Attorney fees go to the prevailing party when the misappropriation was willful and malicious, or when a misappropriation claim was brought in bad faith.2Office of the Law Revision Counsel. 18 USC 1836 – Civil Proceedings That second prong cuts both ways: a company that files a frivolous trade secret claim to harass a competitor or a departing employee risks paying the other side’s legal bills.

Ex Parte Seizure

The DTSA introduced a remedy that didn’t exist under state law: courts can order the seizure of property to prevent a trade secret from being disseminated, without giving the other side advance notice. This is an extraordinary measure, and the statute sets a deliberately high bar. The plaintiff must file an affidavit or verified complaint showing, among other things, that a standard injunction would be inadequate because the defendant would evade it, that irreparable injury will occur without seizure, that the plaintiff is likely to succeed on the merits, and that the defendant would destroy or hide the materials if given notice.2Office of the Law Revision Counsel. 18 USC 1836 – Civil Proceedings A hearing must be held within seven days, and the plaintiff cannot access the seized property until that hearing occurs.

Whistleblower Immunity

The DTSA also built in a protection for employees who disclose trade secrets while reporting suspected legal violations. An individual faces no criminal or civil liability under any federal or state trade secret law for disclosing a trade secret in confidence to a government official or an attorney solely for the purpose of reporting or investigating a suspected violation of law, or for disclosing it in a sealed court filing. Employers must include notice of this immunity in any employment contract or confidentiality agreement. An employer that fails to provide this notice forfeits the right to seek exemplary damages or attorney fees in a later misappropriation action against that employee.7Office of the Law Revision Counsel. 18 USC 1833 – Exceptions to Prohibitions

Criminal Penalties for Trade Secret Theft

Federal criminal prosecution for trade secret theft falls under two sections of the Economic Espionage Act, and the penalties differ sharply depending on who benefits.
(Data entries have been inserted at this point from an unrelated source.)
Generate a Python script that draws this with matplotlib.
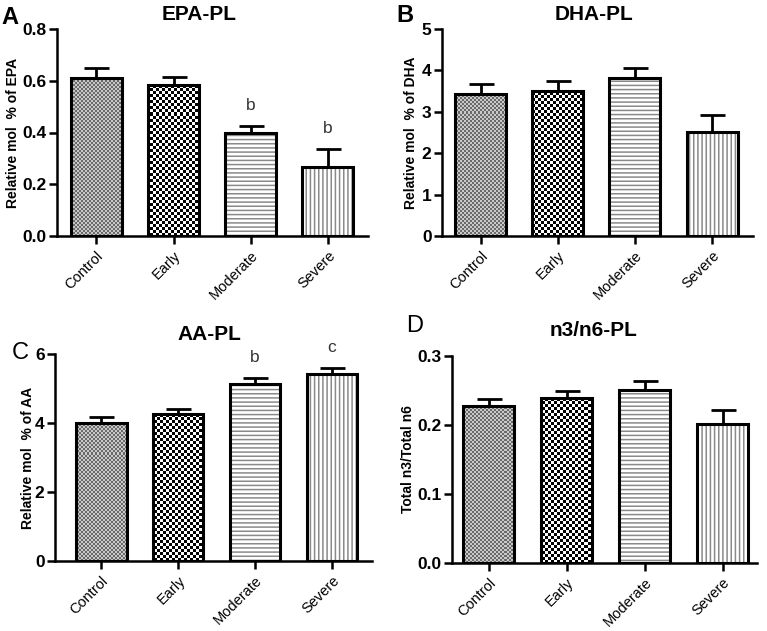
import numpy as np
import matplotlib
matplotlib.use('Agg')
import matplotlib.pyplot as plt
from matplotlib.colors import ListedColormap

plt.rcParams['font.family'] = ['Liberation Sans', 'DejaVu Sans']
plt.rcParams['hatch.linewidth'] = 1.1

# 数据
groups = ['Control', 'Early', 'Moderate', 'Severe']

epa = [0.61, 0.585, 0.40, 0.268]
epa_err = [0.038, 0.031, 0.025, 0.068]
epa_marks = ['', '', 'b', 'b']

dha = [3.44, 3.50, 3.82, 2.52]
dha_err = [0.22, 0.25, 0.25, 0.40]

aa = [4.01, 4.25, 5.13, 5.42]
aa_err = [0.16, 0.16, 0.18, 0.17]
aa_marks = ['', '', 'b', 'c']

n3n6 = [0.227, 0.239, 0.251, 0.201]
n3n6_err = [0.011, 0.011, 0.013, 0.021]

W, H = 767, 631
fig = plt.figure(figsize=(W / 100, H / 100), dpi=100)


def px_rect(l, r, t, b):
    return [l / W, 1 - b / H, (r - l) / W, (b - t) / H]


def checker(ax, patch, cell, c1, c2):
    # 棋盘格填充，裁剪到柱子形状
    pos = ax.get_position()
    nx = int(pos.width * W / cell) + 1
    ny = int(pos.height * H / cell) + 1
    arr = (np.add.outer(np.arange(ny), np.arange(nx)) % 2)
    x0, x1 = ax.get_xlim()
    y0, y1 = ax.get_ylim()
    x1 = x0 + nx * cell * (x1 - x0) / (pos.width * W)
    y1 = y0 + ny * cell * (y1 - y0) / (pos.height * H)
    im = ax.imshow(arr, cmap=ListedColormap([c1, c2]), extent=(x0, x1, y0, y1),
                   origin='lower', interpolation='nearest', aspect='auto', zorder=1)
    im.set_clip_path(patch)


def panel(rect, vals, errs, ymax, yticks, fmt, ylabel, label_x, xlim, marks=None):
    ax = fig.add_axes(rect)
    x = np.arange(len(groups))
    ax.set_xlim(*xlim)
    ax.set_ylim(0, ymax)
    width = 0.66
    bars = ax.bar(x, vals, width, facecolor='white', edgecolor='none', zorder=1)
    checker(ax, bars[0], 2, '#c9c9c9', '#6a6a6a')
    checker(ax, bars[1], 3, 'white', 'black')
    ax.bar(x[2], vals[2], width, facecolor='white', edgecolor='#8a8a8a', hatch='----',
           linewidth=0, zorder=1)
    ax.bar(x[3], vals[3], width, facecolor='white', edgecolor='#8a8a8a', hatch='||||',
           linewidth=0, zorder=1)
    ax.bar(x, vals, width, facecolor='none', edgecolor='black', linewidth=2.2, zorder=3)
    ax.errorbar(x, vals, yerr=[np.zeros(len(vals)), errs], fmt='none', ecolor='black',
                elinewidth=2, capsize=9, capthick=2, zorder=2)
    ax.set_xlim(*xlim)
    ax.set_ylim(0, ymax)
    if marks:
        for xi, v, e, m in zip(x, vals, errs, marks):
            if m:
                ax.text(xi, v + e + 0.1 * ymax, m, ha='center', va='center',
                        fontsize=12.5, color='#333333', clip_on=False)
    for s in ['top', 'right']:
        ax.spines[s].set_visible(False)
    for s in ['left', 'bottom']:
        ax.spines[s].set_linewidth(1.8)
    ax.set_yticks(yticks)
    ax.set_yticklabels([fmt.format(t) for t in yticks], fontsize=12.5, fontweight='bold')
    ax.set_xticks(x)
    ax.set_xticklabels(groups, rotation=45, ha='right', rotation_mode='anchor', fontsize=10.5)
    ax.tick_params(axis='both', width=1.8, length=5.5, direction='out')
    ax.tick_params(axis='y', pad=2)
    ax.set_ylabel(ylabel, fontsize=10, fontweight='bold')
    ax.yaxis.set_label_coords(label_x, 0.5)
    return ax


panel(px_rect(57, 368, 29, 236), epa, epa_err, 0.8, [0, 0.2, 0.4, 0.6, 0.8], '{:.1f}',
      'Relative mol  % of EPA', -0.119, (-0.51, 3.52), epa_marks)
panel(px_rect(442, 753, 29, 236), dha, dha_err, 5, [0, 1, 2, 3, 4, 5], '{:d}',
      'Relative mol  % of DHA', -0.077, (-0.5, 3.53))
panel(px_rect(55, 372, 354, 561), aa, aa_err, 6, [0, 2, 4, 6], '{:d}',
      'Relative mol  % of AA', -0.063, (-0.6, 3.52), aa_marks)
panel(px_rect(452, 757, 356, 563), n3n6, n3n6_err, 0.3, [0, 0.1, 0.2, 0.3], '{:.1f}',
      'Total n3/Total n6', -0.121, (-0.47, 3.44))

# 标题和面板字母
for (tx, ty, t) in [(199, 15, 'EPA-PL'), (594, 15, 'DHA-PL'), (209, 335, 'AA-PL'),
                    (594, 330, 'n3/n6-PL')]:
    fig.text(tx / W, 1 - ty / H, t, ha='center', va='center', fontsize=15,
             fontweight='bold')
for (lx, ly, t, w) in [(10, 17, 'A', 'bold'), (405, 16, 'B', 'bold'),
                       (20, 353, 'C', 'normal'), (415, 326, 'D', 'normal')]:
    fig.text(lx / W, 1 - ly / H, t, ha='center', va='center', fontsize=17, fontweight=w)

fig.savefig('out.png', dpi=100)
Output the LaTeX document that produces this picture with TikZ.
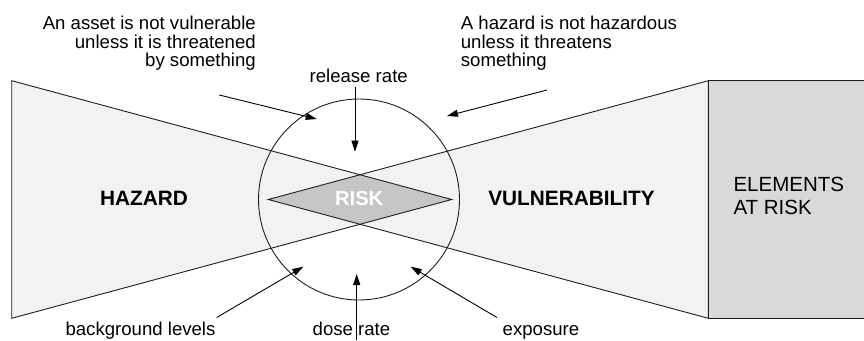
\documentclass[tikz,border=0pt]{standalone}
\usepackage{fontspec}
\setmainfont{Liberation Sans}
\usetikzlibrary{arrows.meta}
\definecolor{lightfill}{HTML}{F2F2F2}
\definecolor{boxfill}{HTML}{D9D9D9}
\definecolor{riskfill}{HTML}{C6C6C6}
\definecolor{edgecol}{HTML}{1E1E1E}
\begin{document}
\begin{tikzpicture}[x=1pt,y=-1pt,
  outline/.style={draw=edgecol, line width=0.9pt, line join=miter},
  pointer/.style={draw=black, line width=0.9pt, -{Triangle[length=11pt,width=7pt]}},
  note/.style={inner sep=0pt, font=\fontsize{18.6}{18.5}\selectfont},
  boldlabel/.style={inner sep=0pt, font=\fontsize{20.8}{24}\selectfont\bfseries},
  ring/.style={circle, draw=edgecol, line width=0.9pt, inner sep=0pt, minimum size=201pt}]
\useasboundingbox (0,0) rectangle (864,340);
% triangle vertices
\coordinate (LT) at (11.7,80.7);
\coordinate (LB) at (11.7,318.3);
\coordinate (LA) at (451.7,199.5);
\coordinate (RT) at (708.3,80.7);
\coordinate (RB) at (708.3,318.3);
\coordinate (RA) at (268.3,199.5);
\coordinate (DT) at (intersection of LT--LA and RT--RA);
\coordinate (DB) at (intersection of LB--LA and RB--RA);
\coordinate (BR1) at (864,80.7);
\coordinate (BR2) at (864,318.3);
% fills
\fill[lightfill] (LT) -- (LA) -- (LB) -- cycle;
\fill[lightfill] (RT) -- (RA) -- (RB) -- cycle;
\fill[boxfill] (RT) rectangle (BR2);
\fill[riskfill] (RA) -- (DT) -- (LA) -- (DB) -- cycle;
% outlines
\draw[outline] (LT) -- (LA) -- (LB) -- cycle;
\draw[outline] (RT) -- (RA) -- (RB) -- cycle;
\draw[outline] (BR1) -- (RT) -- (RB) -- (BR2);
% circle
\node[ring] (circ) at (359,199.5) {};
% labels
\node[boldlabel, anchor=base] (hazard) at (144,205) {HAZARD};
\node[boldlabel, anchor=base] (vuln) at (571.5,205) {VULNERABILITY};
\node[inner sep=0pt, anchor=base, text=white, font=\fontsize{20.2}{24}\selectfont\bfseries] (risk) at (359.2,205) {RISK};
\node[inner sep=0pt, anchor=base west, align=left, font=\fontsize{20.5}{23.3}\selectfont] (elements) at (733.3,214.3) {ELEMENTS\\AT RISK};
% annotations
\node[note, anchor=base east, align=right] (asset) at (256,66.5) {An asset is not vulnerable\\unless it is threatened\\by something};
\node[note, anchor=base west, align=left] (hazardnote) at (460.7,66.5) {A hazard is not hazardous\\unless it threatens\\something};
\node[note, anchor=base] (release) at (358.7,82) {release rate};
\node[note, anchor=base] (background) at (140.5,335.8) {background levels};
\node[note, anchor=base] (dose) at (351.5,335.8) {dose rate};
\node[note, anchor=base] (exposure) at (541,335.8) {exposure};
% arrow end points
\coordinate (assetS) at (219.3,95);
\coordinate (assetE) at (316.7,119);
\coordinate (hazS) at (547,90);
\coordinate (hazE) at (447,116);
\coordinate (relS) at (355,87);
\coordinate (relE) at (355,151.7);
\coordinate (bgS) at (216.7,317.5);
\coordinate (bgE) at (303.3,266.7);
\coordinate (exS) at (497,317.5);
\coordinate (exE) at (410.7,266.7);
\coordinate (doS) at (356.7,340);
\coordinate (doE) at (356.7,274);
% arrows
\draw[pointer] (assetS) -- (assetE);
\draw[pointer] (hazS) -- (hazE);
\draw[pointer] (relS) -- (relE);
\draw[pointer] (bgS) -- (bgE);
\draw[pointer] (exS) -- (exE);
\draw[pointer] (doS) -- (doE);
\end{tikzpicture}
\end{document}
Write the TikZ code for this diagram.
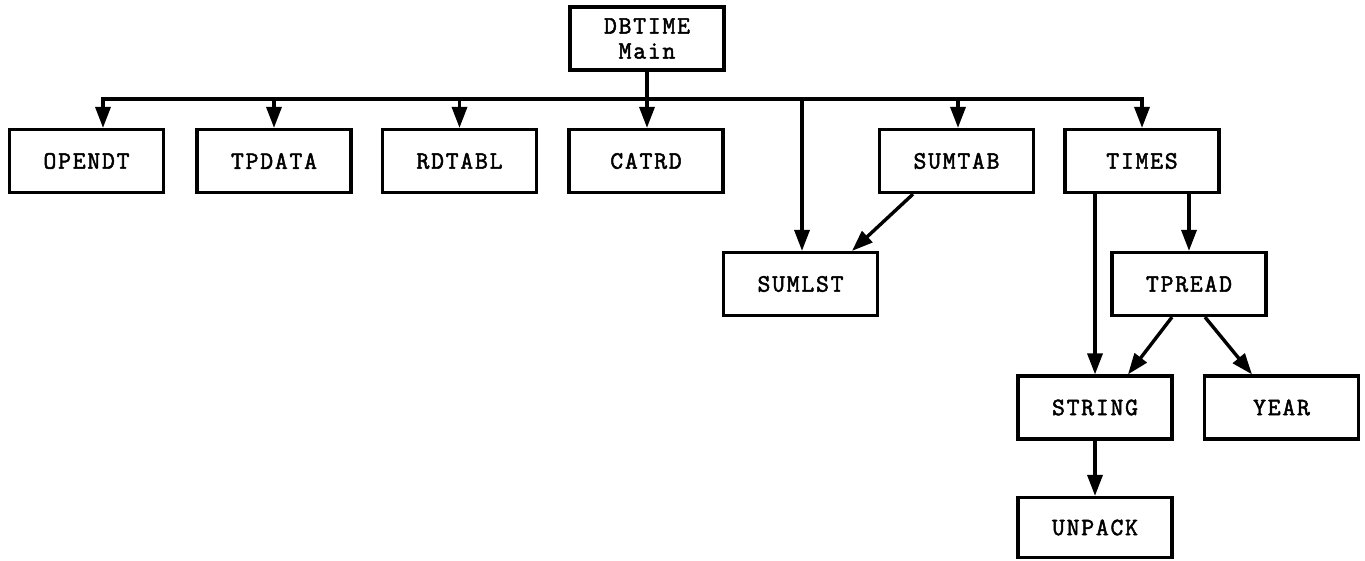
\documentclass[tikz,border=0pt]{standalone}
\usepackage{fontspec}
\newfontfamily\boxfont[FakeBold=2,LetterSpace=7]{Latin Modern Mono}
\usetikzlibrary{arrows.meta,calc}
\begin{document}
\begin{tikzpicture}[x=1pt,y=-1pt,
  box/.style={draw,line width=3.2pt,rectangle,minimum width=154pt,minimum height=63pt,inner sep=0pt,font=\boxfont\fontsize{25}{25}\selectfont,align=center},
  conn/.style={line width=3.4pt},
  arr/.style={conn,-{Triangle[length=21pt,width=15pt]}}]
\useasboundingbox (0,0) rectangle (1365,560);
% nodes
\node[box] (dbtime) at (647,38.5) {DBTIME\\Main};
\node[box] (opendt) at (86.5,161) {OPENDT};
\node[box] (tpdata) at (274,161) {TPDATA};
\node[box] (rdtabl) at (459.5,161) {RDTABL};
\node[box] (catrd) at (646,161) {CATRD};
\node[box] (sumtab) at (956.5,161) {SUMTAB};
\node[box] (times) at (1142,161) {TIMES};
\node[box] (sumlst) at (800.5,284) {SUMLST};
\node[box] (tpread) at (1189,284) {TPREAD};
\node[box] (string) at (1095,407.5) {STRING};
\node[box] (year) at (1281.5,407.5) {YEAR};
\node[box,minimum height=60pt] (unpack) at (1095,527.5) {UNPACK};
% bus
\coordinate (bl) at (103,99);
\coordinate (br) at (1142,99);
\coordinate (bs) at (802,99);
\draw[conn,line cap=rect] (bl) -- (br);
\draw[conn] (dbtime.south) -- (dbtime.south |- bl);
\draw[arr] (bl) -- (bl |- opendt.north);
\draw[arr] (tpdata.north |- bl) -- (tpdata.north);
\draw[arr] (rdtabl.north |- bl) -- (rdtabl.north);
\draw[arr] (dbtime.south |- bl) -- (dbtime.south |- catrd.north);
\draw[arr] ($(sumtab.north |- bl)+(1.5,0)$) -- ($(sumtab.north)+(1.5,0)$);
\draw[arr] (br) -- (times.north);
\draw[arr] (bs) -- (bs |- sumlst.north);
% lower connectors
\draw[arr] ($(sumtab.south)+(-43.5,0)$) -- ($(sumlst.north)+(51.5,0)$);
\draw[arr] (string.north |- times.south) -- (string.north);
\draw[arr] (tpread.north |- times.south) -- (tpread.north);
\draw[arr] ($(tpread.south)+(-17,0)$) -- ($(string.north)+(33,0)$);
\draw[arr] ($(tpread.south)+(16,0)$) -- ($(year.north)+(-29.5,0)$);
\draw[arr] (string.south) -- (unpack.north);
\end{tikzpicture}
\end{document}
When the theft benefits a foreign government, foreign agent, or foreign entity, it falls under the economic espionage statute. Individuals face up to 15 years in prison and fines up to $5 million. Organizations can be fined the greater of $10 million or three times the value of the stolen trade secret, including research and design costs the organization avoided.8Office of the Law Revision Counsel. 18 USC 1831 – Economic Espionage

When the theft benefits a domestic competitor or any entity other than a foreign government, the penalties are lower but still severe. Individuals face up to 10 years in prison. Organizations can be fined the greater of $5 million or three times the value of the stolen secret.9Office of the Law Revision Counsel. 18 USC 1832 – Theft of Trade Secrets The three-times-value formula was added in 2016 and can dwarf the flat $5 million cap in cases involving high-value technology.

Statute of Limitations

Under both the UTSA and the DTSA, a misappropriation claim must be filed within three years after the misappropriation was discovered or should have been discovered through reasonable diligence.2Office of the Law Revision Counsel. 18 USC 1836 – Civil Proceedings The clock starts when the trade secret owner has enough information to know something is wrong, not necessarily when the theft actually occurred. For ongoing misuse, the entire course of conduct is treated as a single claim, meaning the limitations period runs from the most recent act of misappropriation. Companies that suspect a leak but delay investigating or filing can lose their window entirely, which is one of the more common and avoidable mistakes in this area of law.